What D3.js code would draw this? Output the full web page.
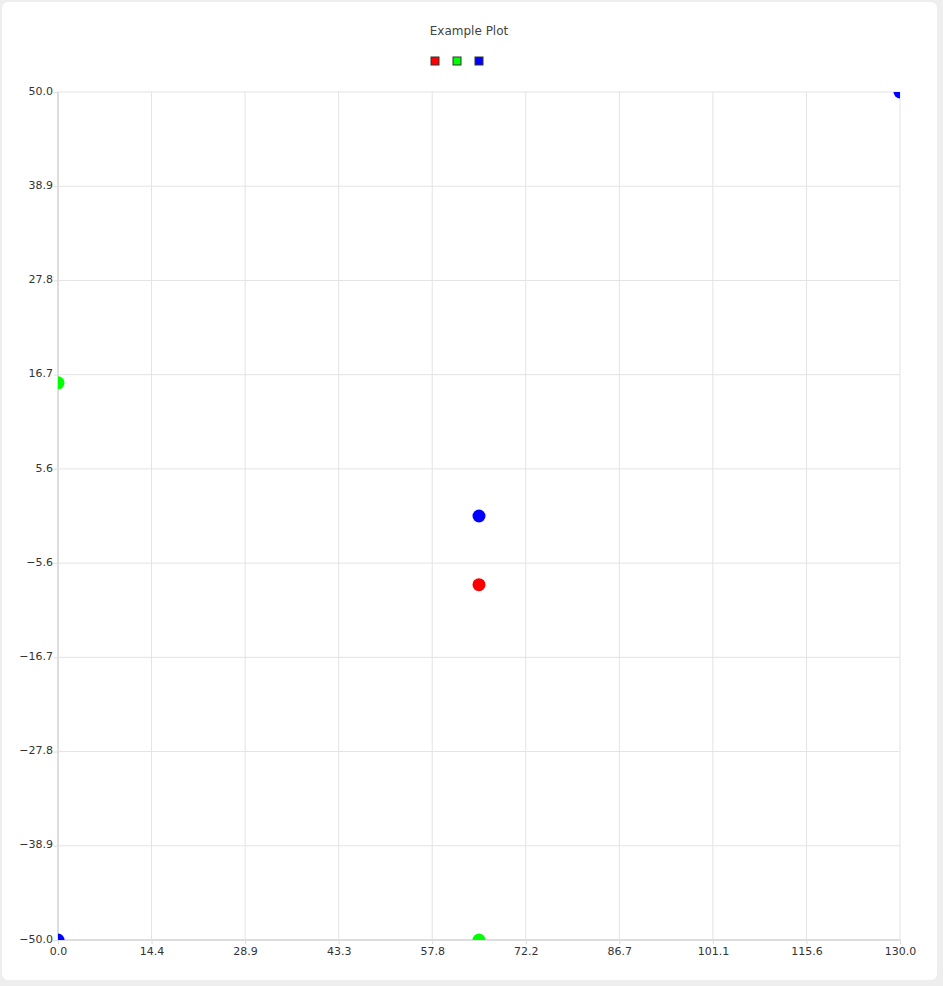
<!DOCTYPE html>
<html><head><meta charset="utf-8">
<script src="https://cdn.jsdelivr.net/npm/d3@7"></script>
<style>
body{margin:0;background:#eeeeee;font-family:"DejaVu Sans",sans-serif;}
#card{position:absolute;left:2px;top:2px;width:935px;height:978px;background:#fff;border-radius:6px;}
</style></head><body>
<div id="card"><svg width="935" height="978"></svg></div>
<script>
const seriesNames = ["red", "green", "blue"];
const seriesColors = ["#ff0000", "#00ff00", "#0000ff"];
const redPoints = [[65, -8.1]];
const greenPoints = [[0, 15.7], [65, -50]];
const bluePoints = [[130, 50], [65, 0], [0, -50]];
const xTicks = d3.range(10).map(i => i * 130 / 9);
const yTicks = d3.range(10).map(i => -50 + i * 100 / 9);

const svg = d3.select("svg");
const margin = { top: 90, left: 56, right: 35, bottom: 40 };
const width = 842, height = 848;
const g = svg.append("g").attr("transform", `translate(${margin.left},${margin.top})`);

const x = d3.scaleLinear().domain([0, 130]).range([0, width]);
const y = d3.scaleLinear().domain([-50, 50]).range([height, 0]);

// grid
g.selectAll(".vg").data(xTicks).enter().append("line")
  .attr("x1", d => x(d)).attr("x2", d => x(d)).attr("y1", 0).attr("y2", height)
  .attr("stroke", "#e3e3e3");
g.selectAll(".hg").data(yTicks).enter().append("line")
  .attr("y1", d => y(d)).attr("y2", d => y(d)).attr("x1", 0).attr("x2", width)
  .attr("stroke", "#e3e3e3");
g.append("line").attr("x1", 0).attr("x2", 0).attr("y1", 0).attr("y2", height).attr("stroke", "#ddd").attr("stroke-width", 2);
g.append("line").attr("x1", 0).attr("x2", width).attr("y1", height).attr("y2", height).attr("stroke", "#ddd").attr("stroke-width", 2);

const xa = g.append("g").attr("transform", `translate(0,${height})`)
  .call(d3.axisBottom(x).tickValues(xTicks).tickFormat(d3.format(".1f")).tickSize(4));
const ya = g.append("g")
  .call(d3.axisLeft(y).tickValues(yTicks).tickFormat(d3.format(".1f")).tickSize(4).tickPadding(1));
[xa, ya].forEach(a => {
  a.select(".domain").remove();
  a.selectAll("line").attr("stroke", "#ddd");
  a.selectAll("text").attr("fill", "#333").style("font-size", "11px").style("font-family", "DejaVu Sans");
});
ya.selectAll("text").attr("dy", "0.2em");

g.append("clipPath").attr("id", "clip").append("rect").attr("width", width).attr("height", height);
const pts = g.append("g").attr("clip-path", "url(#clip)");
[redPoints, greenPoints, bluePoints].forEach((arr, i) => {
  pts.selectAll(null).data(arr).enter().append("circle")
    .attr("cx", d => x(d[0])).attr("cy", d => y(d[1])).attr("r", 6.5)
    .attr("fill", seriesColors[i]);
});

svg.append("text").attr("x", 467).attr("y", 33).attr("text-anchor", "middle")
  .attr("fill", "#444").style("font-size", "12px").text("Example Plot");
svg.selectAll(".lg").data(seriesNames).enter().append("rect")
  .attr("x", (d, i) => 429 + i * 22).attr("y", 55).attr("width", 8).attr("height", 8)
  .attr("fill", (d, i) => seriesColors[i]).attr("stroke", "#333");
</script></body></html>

Exercise requirements
Reproduce each line exactly, please, except for any pictures.

Written response
What D3.js code would draw this? Output the full web page.
<!DOCTYPE html>
<html><head><meta charset="utf-8">
<script src="https://cdn.jsdelivr.net/npm/d3@7"></script>
<style>
body{margin:0;background:#eeeeee;font-family:"DejaVu Sans",sans-serif;}
#card{position:absolute;left:2px;top:2px;width:935px;height:978px;background:#fff;border-radius:6px;}
</style></head><body>
<div id="card"><svg width="935" height="978"></svg></div>
<script>
const seriesNames = ["red", "green", "blue"];
const seriesColors = ["#ff0000", "#00ff00", "#0000ff"];
const redPoints = [[65, -8.1]];
const greenPoints = [[0, 15.7], [65, -50]];
const bluePoints = [[130, 50], [65, 0], [0, -50]];
const xTicks = d3.range(10).map(i => i * 130 / 9);
const yTicks = d3.range(10).map(i => -50 + i * 100 / 9);

const svg = d3.select("svg");
const margin = { top: 90, left: 56, right: 35, bottom: 40 };
const width = 842, height = 848;
const g = svg.append("g").attr("transform", `translate(${margin.left},${margin.top})`);

const x = d3.scaleLinear().domain([0, 130]).range([0, width]);
const y = d3.scaleLinear().domain([-50, 50]).range([height, 0]);

// grid
g.selectAll(".vg").data(xTicks).enter().append("line")
  .attr("x1", d => x(d)).attr("x2", d => x(d)).attr("y1", 0).attr("y2", height)
  .attr("stroke", "#e3e3e3");
g.selectAll(".hg").data(yTicks).enter().append("line")
  .attr("y1", d => y(d)).attr("y2", d => y(d)).attr("x1", 0).attr("x2", width)
  .attr("stroke", "#e3e3e3");
g.append("line").attr("x1", 0).attr("x2", 0).attr("y1", 0).attr("y2", height).attr("stroke", "#ddd").attr("stroke-width", 2);
g.append("line").attr("x1", 0).attr("x2", width).attr("y1", height).attr("y2", height).attr("stroke", "#ddd").attr("stroke-width", 2);

const xa = g.append("g").attr("transform", `translate(0,${height})`)
  .call(d3.axisBottom(x).tickValues(xTicks).tickFormat(d3.format(".1f")).tickSize(4));
const ya = g.append("g")
  .call(d3.axisLeft(y).tickValues(yTicks).tickFormat(d3.format(".1f")).tickSize(4).tickPadding(1));
[xa, ya].forEach(a => {
  a.select(".domain").remove();
  a.selectAll("line").attr("stroke", "#ddd");
  a.selectAll("text").attr("fill", "#333").style("font-size", "11px").style("font-family", "DejaVu Sans");
});
ya.selectAll("text").attr("dy", "0.2em");

g.append("clipPath").attr("id", "clip").append("rect").attr("width", width).attr("height", height);
const pts = g.append("g").attr("clip-path", "url(#clip)");
[redPoints, greenPoints, bluePoints].forEach((arr, i) => {
  pts.selectAll(null).data(arr).enter().append("circle")
    .attr("cx", d => x(d[0])).attr("cy", d => y(d[1])).attr("r", 6.5)
    .attr("fill", seriesColors[i]);
});

svg.append("text").attr("x", 467).attr("y", 33).attr("text-anchor", "middle")
  .attr("fill", "#444").style("font-size", "12px").text("Example Plot");
svg.selectAll(".lg").data(seriesNames).enter().append("rect")
  .attr("x", (d, i) => 429 + i * 22).attr("y", 55).attr("width", 8).attr("height", 8)
  .attr("fill", (d, i) => seriesColors[i]).attr("stroke", "#333");
</script></body></html>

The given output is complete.